§ **Short problem**
Output the full listing below exactly as it reads, and skip anything that is a picture.

━━━━

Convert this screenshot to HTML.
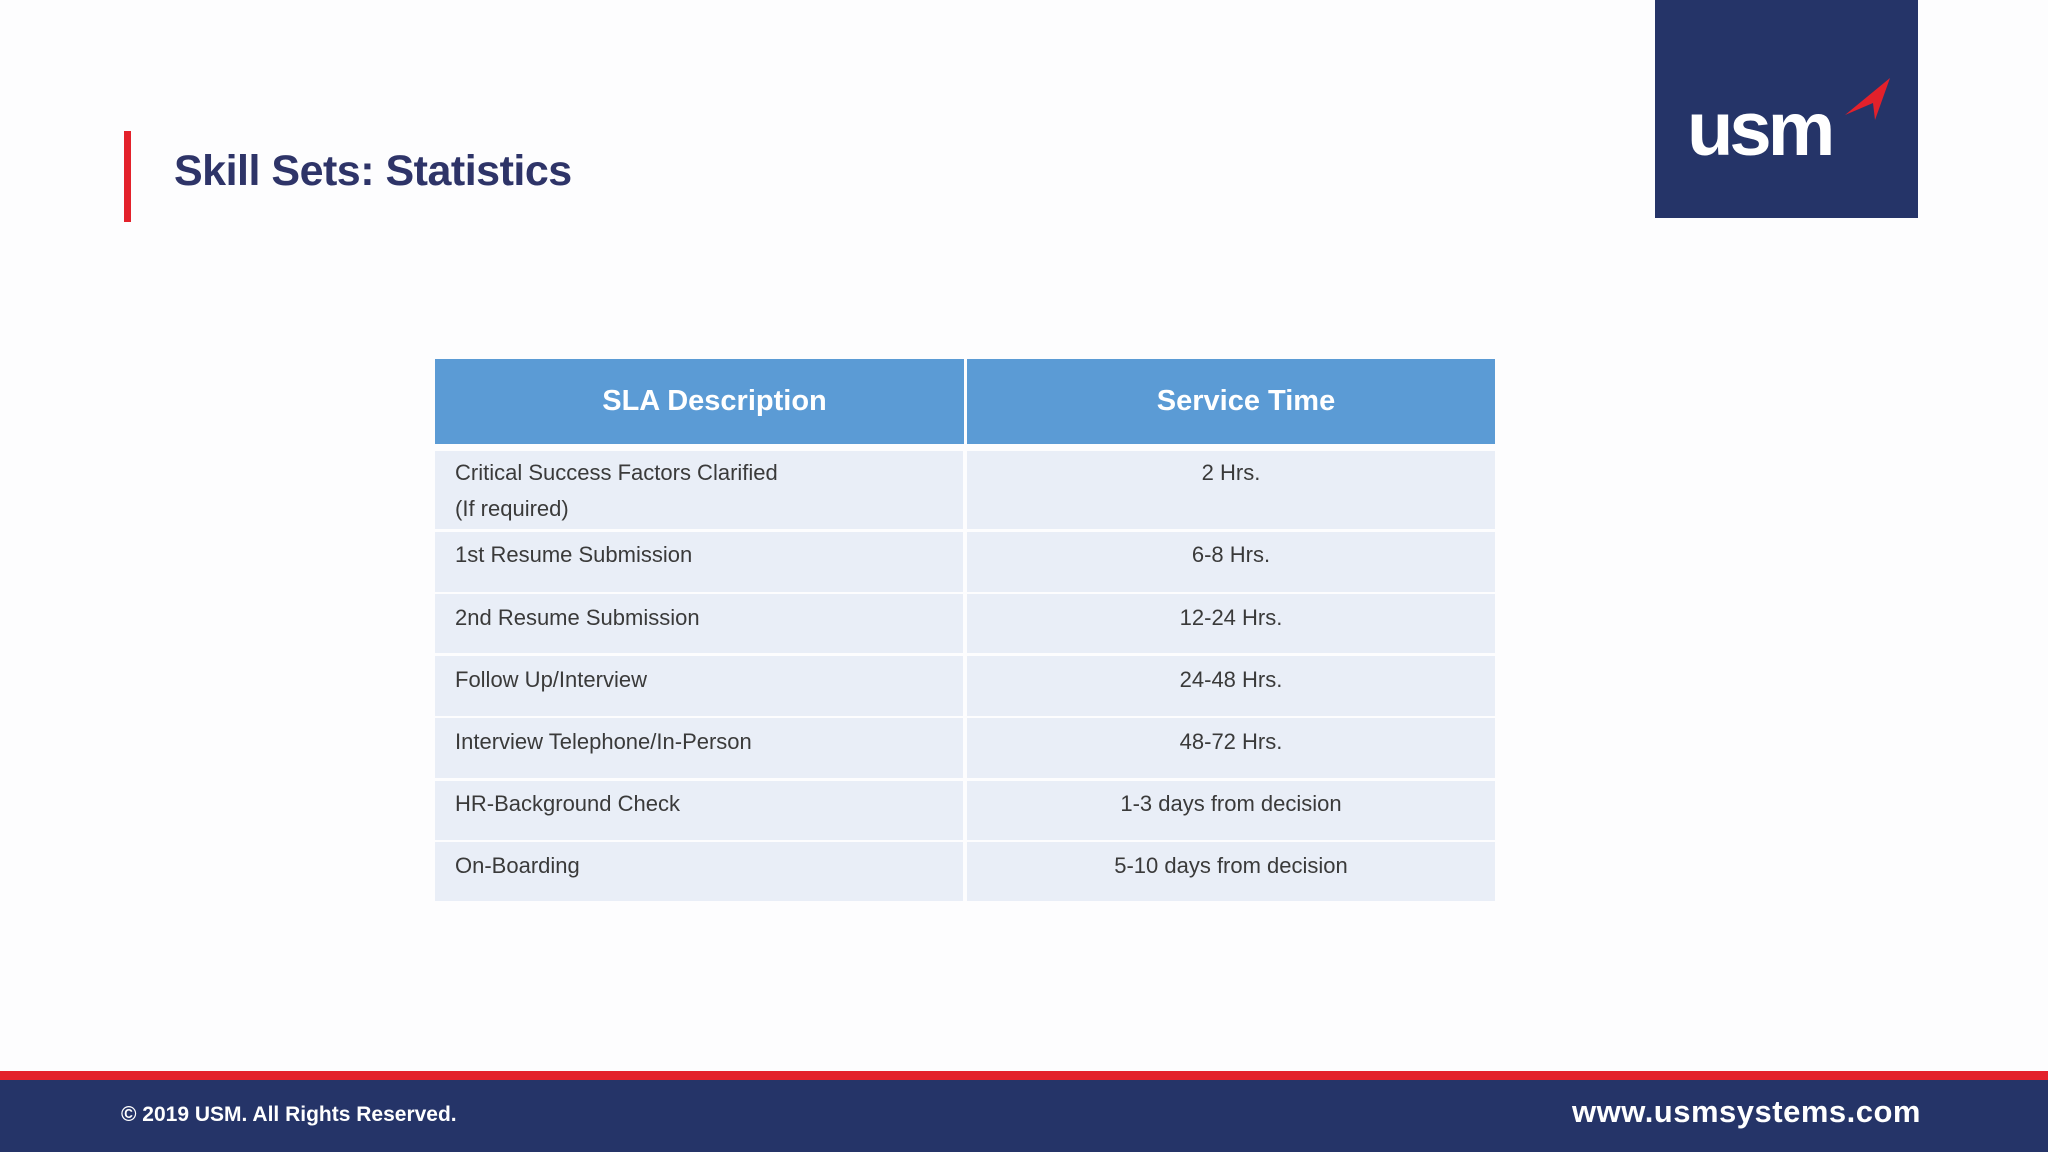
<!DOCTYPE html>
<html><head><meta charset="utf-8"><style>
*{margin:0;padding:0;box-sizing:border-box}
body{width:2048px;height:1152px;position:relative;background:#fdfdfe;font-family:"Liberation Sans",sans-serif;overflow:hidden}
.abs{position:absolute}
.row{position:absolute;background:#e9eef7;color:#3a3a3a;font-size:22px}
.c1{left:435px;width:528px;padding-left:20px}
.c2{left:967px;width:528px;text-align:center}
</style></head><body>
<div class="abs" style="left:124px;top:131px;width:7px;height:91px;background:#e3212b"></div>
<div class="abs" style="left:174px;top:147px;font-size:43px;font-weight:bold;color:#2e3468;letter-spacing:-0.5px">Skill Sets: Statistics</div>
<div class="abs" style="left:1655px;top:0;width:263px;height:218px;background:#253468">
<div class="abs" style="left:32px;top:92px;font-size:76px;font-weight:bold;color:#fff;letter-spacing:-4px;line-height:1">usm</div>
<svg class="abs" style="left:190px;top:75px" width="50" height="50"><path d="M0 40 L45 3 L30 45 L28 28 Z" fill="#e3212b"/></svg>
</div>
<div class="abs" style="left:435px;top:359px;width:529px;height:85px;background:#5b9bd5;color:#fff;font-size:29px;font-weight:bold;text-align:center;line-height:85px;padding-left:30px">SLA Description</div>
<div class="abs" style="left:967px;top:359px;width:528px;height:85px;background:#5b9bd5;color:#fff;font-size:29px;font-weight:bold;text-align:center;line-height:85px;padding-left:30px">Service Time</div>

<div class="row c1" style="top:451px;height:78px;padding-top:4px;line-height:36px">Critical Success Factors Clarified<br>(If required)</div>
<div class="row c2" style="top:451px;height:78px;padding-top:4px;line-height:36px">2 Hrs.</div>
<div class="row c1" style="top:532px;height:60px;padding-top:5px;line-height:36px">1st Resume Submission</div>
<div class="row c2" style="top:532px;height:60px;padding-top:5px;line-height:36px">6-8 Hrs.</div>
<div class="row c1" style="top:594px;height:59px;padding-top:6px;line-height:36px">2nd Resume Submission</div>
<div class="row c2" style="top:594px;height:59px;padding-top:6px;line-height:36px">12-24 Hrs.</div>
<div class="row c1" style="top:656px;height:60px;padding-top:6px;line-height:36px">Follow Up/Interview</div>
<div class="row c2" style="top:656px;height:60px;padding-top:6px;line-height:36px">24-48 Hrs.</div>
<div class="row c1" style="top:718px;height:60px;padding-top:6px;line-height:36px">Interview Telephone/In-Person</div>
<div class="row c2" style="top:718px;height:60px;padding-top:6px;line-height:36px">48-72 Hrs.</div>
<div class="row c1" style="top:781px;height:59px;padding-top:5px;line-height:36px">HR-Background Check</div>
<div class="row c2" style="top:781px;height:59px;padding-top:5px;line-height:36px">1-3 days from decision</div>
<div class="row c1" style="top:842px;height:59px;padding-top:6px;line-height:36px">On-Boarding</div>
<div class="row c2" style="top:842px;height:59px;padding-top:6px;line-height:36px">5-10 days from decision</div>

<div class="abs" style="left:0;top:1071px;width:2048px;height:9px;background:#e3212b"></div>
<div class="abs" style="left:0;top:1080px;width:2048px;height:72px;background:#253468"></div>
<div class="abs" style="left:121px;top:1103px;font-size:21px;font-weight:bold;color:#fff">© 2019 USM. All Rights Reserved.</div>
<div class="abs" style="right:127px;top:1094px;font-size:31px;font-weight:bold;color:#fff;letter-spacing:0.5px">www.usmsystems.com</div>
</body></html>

━━━━

§ **Exercise result**
Convert this screenshot to HTML.
<!DOCTYPE html>
<html><head><meta charset="utf-8"><style>
*{margin:0;padding:0;box-sizing:border-box}
body{width:2048px;height:1152px;position:relative;background:#fdfdfe;font-family:"Liberation Sans",sans-serif;overflow:hidden}
.abs{position:absolute}
.row{position:absolute;background:#e9eef7;color:#3a3a3a;font-size:22px}
.c1{left:435px;width:528px;padding-left:20px}
.c2{left:967px;width:528px;text-align:center}
</style></head><body>
<div class="abs" style="left:124px;top:131px;width:7px;height:91px;background:#e3212b"></div>
<div class="abs" style="left:174px;top:147px;font-size:43px;font-weight:bold;color:#2e3468;letter-spacing:-0.5px">Skill Sets: Statistics</div>
<div class="abs" style="left:1655px;top:0;width:263px;height:218px;background:#253468">
<div class="abs" style="left:32px;top:92px;font-size:76px;font-weight:bold;color:#fff;letter-spacing:-4px;line-height:1">usm</div>
<svg class="abs" style="left:190px;top:75px" width="50" height="50"><path d="M0 40 L45 3 L30 45 L28 28 Z" fill="#e3212b"/></svg>
</div>
<div class="abs" style="left:435px;top:359px;width:529px;height:85px;background:#5b9bd5;color:#fff;font-size:29px;font-weight:bold;text-align:center;line-height:85px;padding-left:30px">SLA Description</div>
<div class="abs" style="left:967px;top:359px;width:528px;height:85px;background:#5b9bd5;color:#fff;font-size:29px;font-weight:bold;text-align:center;line-height:85px;padding-left:30px">Service Time</div>

<div class="row c1" style="top:451px;height:78px;padding-top:4px;line-height:36px">Critical Success Factors Clarified<br>(If required)</div>
<div class="row c2" style="top:451px;height:78px;padding-top:4px;line-height:36px">2 Hrs.</div>
<div class="row c1" style="top:532px;height:60px;padding-top:5px;line-height:36px">1st Resume Submission</div>
<div class="row c2" style="top:532px;height:60px;padding-top:5px;line-height:36px">6-8 Hrs.</div>
<div class="row c1" style="top:594px;height:59px;padding-top:6px;line-height:36px">2nd Resume Submission</div>
<div class="row c2" style="top:594px;height:59px;padding-top:6px;line-height:36px">12-24 Hrs.</div>
<div class="row c1" style="top:656px;height:60px;padding-top:6px;line-height:36px">Follow Up/Interview</div>
<div class="row c2" style="top:656px;height:60px;padding-top:6px;line-height:36px">24-48 Hrs.</div>
<div class="row c1" style="top:718px;height:60px;padding-top:6px;line-height:36px">Interview Telephone/In-Person</div>
<div class="row c2" style="top:718px;height:60px;padding-top:6px;line-height:36px">48-72 Hrs.</div>
<div class="row c1" style="top:781px;height:59px;padding-top:5px;line-height:36px">HR-Background Check</div>
<div class="row c2" style="top:781px;height:59px;padding-top:5px;line-height:36px">1-3 days from decision</div>
<div class="row c1" style="top:842px;height:59px;padding-top:6px;line-height:36px">On-Boarding</div>
<div class="row c2" style="top:842px;height:59px;padding-top:6px;line-height:36px">5-10 days from decision</div>

<div class="abs" style="left:0;top:1071px;width:2048px;height:9px;background:#e3212b"></div>
<div class="abs" style="left:0;top:1080px;width:2048px;height:72px;background:#253468"></div>
<div class="abs" style="left:121px;top:1103px;font-size:21px;font-weight:bold;color:#fff">© 2019 USM. All Rights Reserved.</div>
<div class="abs" style="right:127px;top:1094px;font-size:31px;font-weight:bold;color:#fff;letter-spacing:0.5px">www.usmsystems.com</div>
</body></html>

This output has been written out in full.